EXERCISE: Locate the lines that hold the string "chart". Copy every such line.

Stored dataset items
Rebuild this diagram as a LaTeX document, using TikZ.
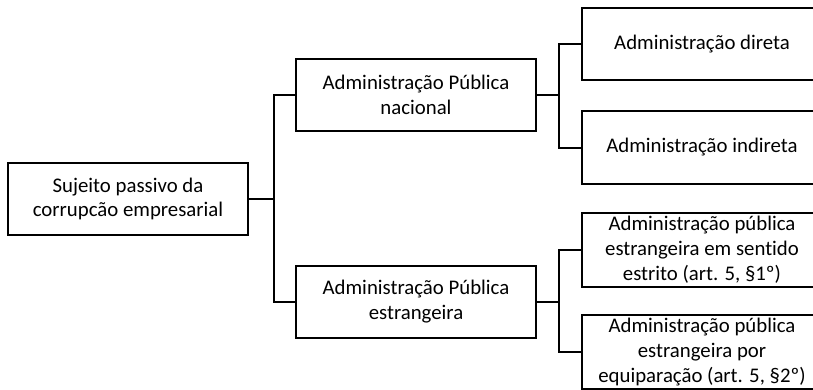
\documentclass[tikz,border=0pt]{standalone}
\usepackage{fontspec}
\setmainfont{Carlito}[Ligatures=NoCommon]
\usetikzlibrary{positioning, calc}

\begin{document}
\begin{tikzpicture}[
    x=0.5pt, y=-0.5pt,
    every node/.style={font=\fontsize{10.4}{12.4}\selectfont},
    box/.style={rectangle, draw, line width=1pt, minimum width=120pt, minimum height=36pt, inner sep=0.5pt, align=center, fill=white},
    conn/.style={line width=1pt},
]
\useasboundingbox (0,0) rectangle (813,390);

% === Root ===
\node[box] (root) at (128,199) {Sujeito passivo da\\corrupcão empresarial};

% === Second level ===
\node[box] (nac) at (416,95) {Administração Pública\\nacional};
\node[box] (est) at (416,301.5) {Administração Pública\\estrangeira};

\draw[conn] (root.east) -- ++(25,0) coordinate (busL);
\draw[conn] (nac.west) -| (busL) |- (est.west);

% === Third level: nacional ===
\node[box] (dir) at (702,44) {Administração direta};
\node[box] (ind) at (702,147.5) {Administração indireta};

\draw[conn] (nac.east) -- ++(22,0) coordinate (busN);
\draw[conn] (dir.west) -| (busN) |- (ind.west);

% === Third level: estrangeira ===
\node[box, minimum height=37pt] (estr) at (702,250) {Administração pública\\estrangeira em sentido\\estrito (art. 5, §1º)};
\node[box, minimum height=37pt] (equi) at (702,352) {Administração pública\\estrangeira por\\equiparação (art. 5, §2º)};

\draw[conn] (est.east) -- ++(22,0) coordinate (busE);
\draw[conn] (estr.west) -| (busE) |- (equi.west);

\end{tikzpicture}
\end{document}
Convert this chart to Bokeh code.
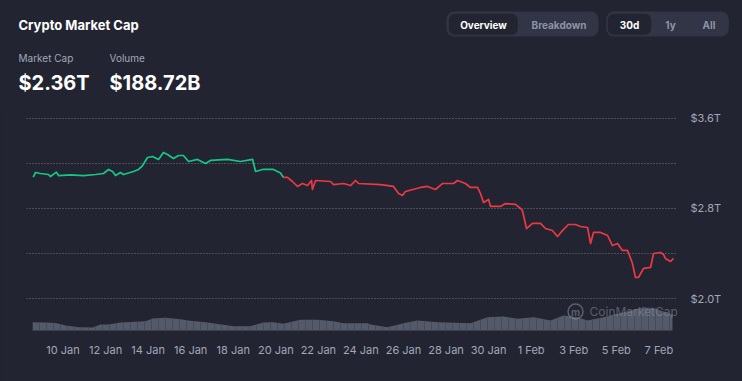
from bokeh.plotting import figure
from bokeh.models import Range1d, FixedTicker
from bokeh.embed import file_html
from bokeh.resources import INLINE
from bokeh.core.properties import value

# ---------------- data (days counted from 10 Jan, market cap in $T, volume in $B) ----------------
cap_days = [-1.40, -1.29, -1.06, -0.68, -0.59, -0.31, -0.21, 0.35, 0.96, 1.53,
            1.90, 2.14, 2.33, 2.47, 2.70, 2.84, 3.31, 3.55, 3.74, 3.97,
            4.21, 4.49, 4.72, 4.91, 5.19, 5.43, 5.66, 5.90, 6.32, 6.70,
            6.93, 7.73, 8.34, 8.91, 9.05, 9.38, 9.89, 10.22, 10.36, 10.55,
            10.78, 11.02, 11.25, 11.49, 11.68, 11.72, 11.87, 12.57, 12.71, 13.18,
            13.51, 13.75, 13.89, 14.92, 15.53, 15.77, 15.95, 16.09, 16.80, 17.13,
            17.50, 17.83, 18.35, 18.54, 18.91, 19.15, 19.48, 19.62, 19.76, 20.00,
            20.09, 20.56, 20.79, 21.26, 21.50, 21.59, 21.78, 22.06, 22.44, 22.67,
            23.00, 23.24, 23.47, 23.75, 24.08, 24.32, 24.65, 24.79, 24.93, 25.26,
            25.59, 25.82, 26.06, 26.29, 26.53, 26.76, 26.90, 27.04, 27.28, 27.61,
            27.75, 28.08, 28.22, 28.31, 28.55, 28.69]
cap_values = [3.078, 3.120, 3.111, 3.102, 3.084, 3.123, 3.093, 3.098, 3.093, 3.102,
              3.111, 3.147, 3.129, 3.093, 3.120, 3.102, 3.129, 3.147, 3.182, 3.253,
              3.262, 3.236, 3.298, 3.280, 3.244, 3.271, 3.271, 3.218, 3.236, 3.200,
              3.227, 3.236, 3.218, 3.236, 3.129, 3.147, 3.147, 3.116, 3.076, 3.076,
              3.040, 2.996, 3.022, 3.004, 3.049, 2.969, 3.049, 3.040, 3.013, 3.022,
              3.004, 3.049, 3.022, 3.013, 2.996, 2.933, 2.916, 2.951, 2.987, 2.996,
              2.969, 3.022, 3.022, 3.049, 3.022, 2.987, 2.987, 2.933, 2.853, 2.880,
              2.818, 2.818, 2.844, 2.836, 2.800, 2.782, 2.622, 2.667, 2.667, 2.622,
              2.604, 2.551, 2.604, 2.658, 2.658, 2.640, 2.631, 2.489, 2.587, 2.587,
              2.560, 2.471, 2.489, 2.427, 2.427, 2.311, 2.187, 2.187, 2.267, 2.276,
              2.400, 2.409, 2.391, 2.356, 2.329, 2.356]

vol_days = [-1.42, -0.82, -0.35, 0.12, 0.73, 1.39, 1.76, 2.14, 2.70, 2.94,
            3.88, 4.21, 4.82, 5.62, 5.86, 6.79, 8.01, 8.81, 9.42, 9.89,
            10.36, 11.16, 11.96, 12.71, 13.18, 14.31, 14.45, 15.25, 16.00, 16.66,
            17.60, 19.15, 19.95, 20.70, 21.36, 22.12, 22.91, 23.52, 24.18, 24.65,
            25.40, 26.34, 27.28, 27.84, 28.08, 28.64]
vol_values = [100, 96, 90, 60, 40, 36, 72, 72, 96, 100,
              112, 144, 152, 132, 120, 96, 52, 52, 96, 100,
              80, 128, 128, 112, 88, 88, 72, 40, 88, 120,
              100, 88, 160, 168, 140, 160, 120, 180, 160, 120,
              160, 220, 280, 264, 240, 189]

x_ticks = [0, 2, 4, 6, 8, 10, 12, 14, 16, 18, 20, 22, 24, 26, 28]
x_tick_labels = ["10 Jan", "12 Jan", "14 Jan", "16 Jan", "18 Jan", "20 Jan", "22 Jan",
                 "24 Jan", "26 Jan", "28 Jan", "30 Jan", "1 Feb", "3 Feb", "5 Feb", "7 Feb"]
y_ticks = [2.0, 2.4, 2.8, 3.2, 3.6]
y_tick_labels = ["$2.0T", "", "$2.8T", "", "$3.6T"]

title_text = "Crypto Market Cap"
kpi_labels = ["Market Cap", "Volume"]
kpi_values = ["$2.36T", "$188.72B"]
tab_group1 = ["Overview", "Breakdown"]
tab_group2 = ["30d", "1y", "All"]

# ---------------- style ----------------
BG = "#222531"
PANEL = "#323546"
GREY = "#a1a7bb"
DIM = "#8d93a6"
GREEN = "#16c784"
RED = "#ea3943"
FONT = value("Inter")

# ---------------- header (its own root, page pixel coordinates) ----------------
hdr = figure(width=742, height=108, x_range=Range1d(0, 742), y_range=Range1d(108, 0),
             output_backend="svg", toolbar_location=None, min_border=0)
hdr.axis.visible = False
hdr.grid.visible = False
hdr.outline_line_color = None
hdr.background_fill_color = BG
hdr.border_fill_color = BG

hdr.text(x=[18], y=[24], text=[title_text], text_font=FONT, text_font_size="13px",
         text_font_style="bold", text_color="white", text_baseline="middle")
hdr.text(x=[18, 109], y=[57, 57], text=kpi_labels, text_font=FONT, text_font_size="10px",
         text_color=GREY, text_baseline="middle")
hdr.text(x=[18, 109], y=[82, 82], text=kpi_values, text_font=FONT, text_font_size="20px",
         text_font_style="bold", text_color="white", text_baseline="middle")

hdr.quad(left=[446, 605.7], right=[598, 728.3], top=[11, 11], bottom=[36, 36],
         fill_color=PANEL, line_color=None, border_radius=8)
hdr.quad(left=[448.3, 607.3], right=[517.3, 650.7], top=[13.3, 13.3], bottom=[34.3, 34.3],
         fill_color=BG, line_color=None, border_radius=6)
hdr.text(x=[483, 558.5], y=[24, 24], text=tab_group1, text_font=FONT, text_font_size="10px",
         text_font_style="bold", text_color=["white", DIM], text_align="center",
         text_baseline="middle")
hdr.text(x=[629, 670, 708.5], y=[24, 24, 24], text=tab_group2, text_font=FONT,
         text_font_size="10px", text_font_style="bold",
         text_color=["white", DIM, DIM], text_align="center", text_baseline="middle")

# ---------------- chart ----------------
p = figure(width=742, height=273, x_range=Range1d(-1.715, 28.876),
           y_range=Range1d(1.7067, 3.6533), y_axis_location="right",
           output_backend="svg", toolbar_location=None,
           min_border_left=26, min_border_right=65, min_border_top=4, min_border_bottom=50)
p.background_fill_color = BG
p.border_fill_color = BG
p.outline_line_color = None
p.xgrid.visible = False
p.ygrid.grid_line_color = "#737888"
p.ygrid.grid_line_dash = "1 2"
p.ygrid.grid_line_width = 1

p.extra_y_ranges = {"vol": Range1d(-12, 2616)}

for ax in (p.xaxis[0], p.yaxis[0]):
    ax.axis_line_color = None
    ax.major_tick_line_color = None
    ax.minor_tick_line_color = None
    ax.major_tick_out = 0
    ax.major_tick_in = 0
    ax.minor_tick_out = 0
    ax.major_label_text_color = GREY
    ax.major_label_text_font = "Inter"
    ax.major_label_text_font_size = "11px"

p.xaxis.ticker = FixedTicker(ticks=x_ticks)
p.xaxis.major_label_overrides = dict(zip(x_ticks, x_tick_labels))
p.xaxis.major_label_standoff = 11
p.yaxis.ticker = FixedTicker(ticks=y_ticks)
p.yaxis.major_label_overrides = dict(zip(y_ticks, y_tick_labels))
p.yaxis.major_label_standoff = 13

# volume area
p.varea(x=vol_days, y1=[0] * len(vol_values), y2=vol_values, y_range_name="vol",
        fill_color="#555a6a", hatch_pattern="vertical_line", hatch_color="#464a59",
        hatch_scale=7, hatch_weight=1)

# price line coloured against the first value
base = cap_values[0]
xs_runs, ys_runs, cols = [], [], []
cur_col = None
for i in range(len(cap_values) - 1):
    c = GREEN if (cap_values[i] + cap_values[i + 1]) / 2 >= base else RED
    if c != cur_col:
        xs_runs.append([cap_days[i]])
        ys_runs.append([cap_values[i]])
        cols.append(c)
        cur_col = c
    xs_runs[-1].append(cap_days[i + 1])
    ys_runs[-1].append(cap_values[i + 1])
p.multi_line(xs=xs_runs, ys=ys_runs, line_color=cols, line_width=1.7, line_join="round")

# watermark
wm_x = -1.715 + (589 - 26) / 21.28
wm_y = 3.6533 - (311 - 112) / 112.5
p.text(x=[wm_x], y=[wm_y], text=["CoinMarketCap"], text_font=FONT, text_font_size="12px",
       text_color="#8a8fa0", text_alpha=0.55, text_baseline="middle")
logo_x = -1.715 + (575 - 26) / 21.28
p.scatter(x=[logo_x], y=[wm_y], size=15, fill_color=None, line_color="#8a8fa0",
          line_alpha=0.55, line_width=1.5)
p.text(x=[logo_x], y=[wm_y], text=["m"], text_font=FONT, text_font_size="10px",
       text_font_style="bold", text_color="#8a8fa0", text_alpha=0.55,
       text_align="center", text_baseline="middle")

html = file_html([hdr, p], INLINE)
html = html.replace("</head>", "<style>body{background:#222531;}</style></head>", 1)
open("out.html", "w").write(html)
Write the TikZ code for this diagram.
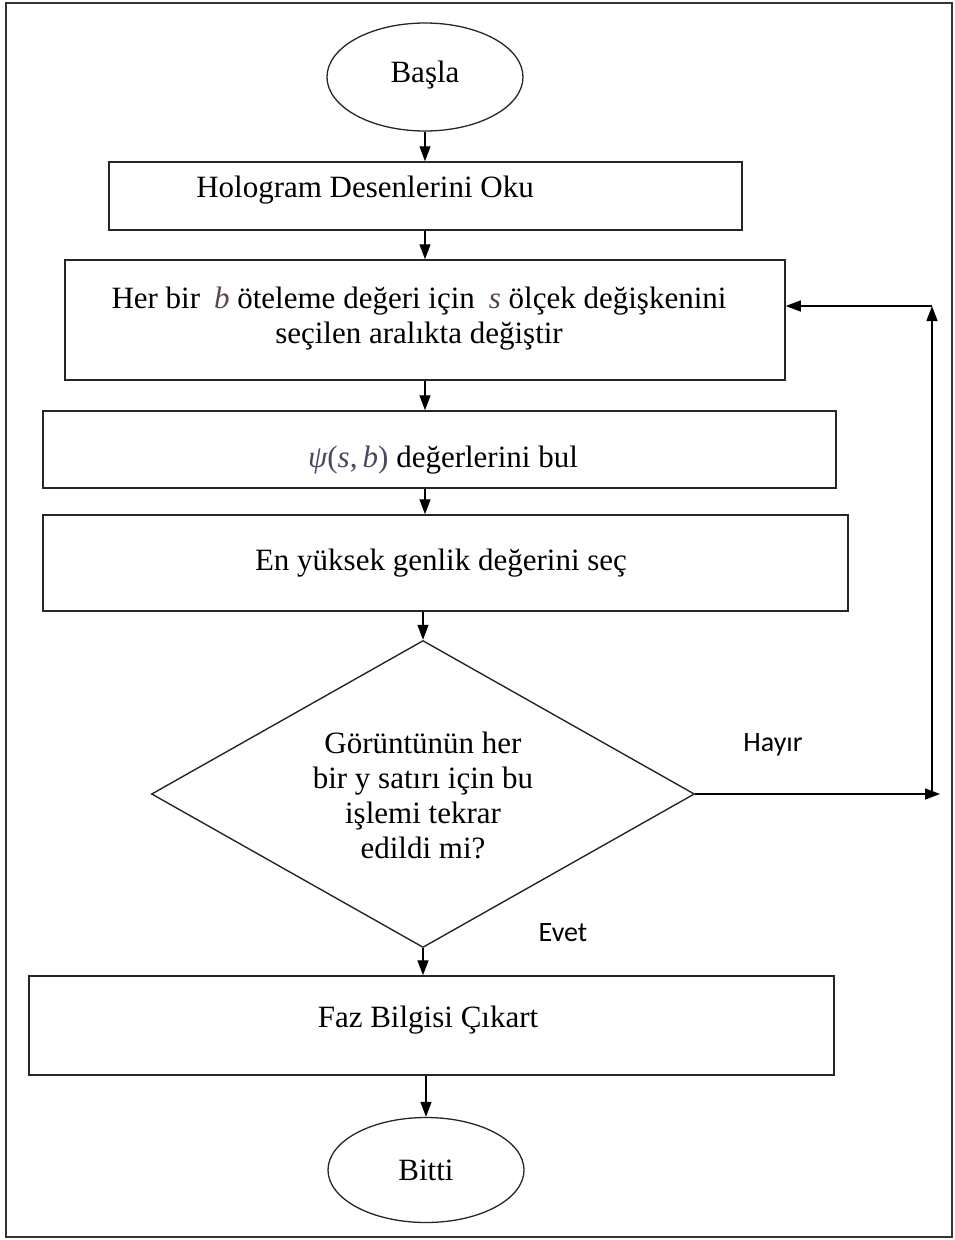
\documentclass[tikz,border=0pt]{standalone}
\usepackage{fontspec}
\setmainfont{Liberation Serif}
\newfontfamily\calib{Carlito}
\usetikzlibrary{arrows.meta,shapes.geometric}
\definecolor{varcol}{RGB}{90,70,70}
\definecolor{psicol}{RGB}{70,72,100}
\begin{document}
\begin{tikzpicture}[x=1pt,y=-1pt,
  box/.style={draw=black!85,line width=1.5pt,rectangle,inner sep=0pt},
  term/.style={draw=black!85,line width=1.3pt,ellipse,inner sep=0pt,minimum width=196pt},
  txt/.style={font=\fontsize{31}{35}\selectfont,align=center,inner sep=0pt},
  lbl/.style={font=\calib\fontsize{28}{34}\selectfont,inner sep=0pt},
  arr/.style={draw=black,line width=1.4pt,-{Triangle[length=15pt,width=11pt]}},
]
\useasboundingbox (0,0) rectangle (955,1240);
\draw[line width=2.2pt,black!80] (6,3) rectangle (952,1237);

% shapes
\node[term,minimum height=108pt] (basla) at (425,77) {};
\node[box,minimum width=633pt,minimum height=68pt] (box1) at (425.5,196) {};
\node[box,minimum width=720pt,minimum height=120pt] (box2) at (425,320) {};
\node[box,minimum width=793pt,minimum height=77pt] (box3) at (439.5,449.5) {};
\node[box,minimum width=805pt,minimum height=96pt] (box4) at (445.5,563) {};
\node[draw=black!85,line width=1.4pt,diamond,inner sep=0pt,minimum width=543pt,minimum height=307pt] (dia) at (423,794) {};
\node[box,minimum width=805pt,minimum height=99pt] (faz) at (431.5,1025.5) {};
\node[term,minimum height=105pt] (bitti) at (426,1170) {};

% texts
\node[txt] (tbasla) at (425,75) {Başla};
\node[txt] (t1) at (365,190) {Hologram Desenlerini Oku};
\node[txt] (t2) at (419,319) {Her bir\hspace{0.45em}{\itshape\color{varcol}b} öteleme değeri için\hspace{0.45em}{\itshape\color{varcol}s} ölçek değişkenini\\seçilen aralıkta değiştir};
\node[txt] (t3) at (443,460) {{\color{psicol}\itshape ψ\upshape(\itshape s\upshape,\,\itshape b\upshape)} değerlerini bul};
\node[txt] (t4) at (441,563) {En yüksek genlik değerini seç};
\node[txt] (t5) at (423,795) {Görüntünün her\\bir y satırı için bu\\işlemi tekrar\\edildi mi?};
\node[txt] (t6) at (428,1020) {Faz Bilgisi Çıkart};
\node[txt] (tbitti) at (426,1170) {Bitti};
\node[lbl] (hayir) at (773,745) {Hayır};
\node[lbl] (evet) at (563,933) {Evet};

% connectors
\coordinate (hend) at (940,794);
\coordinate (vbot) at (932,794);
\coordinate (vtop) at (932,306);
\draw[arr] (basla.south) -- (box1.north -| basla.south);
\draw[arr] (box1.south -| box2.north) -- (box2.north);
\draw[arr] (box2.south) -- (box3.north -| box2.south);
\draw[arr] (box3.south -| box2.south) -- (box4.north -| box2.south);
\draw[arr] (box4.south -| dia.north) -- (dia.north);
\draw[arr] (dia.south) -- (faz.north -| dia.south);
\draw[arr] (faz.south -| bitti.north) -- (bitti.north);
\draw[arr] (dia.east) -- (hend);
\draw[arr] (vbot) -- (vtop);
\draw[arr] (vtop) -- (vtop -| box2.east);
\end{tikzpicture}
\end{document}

OUTPUT OF THE EXERCISE:
Convert this chart to Bokeh code.
# ---------------- chart ----------------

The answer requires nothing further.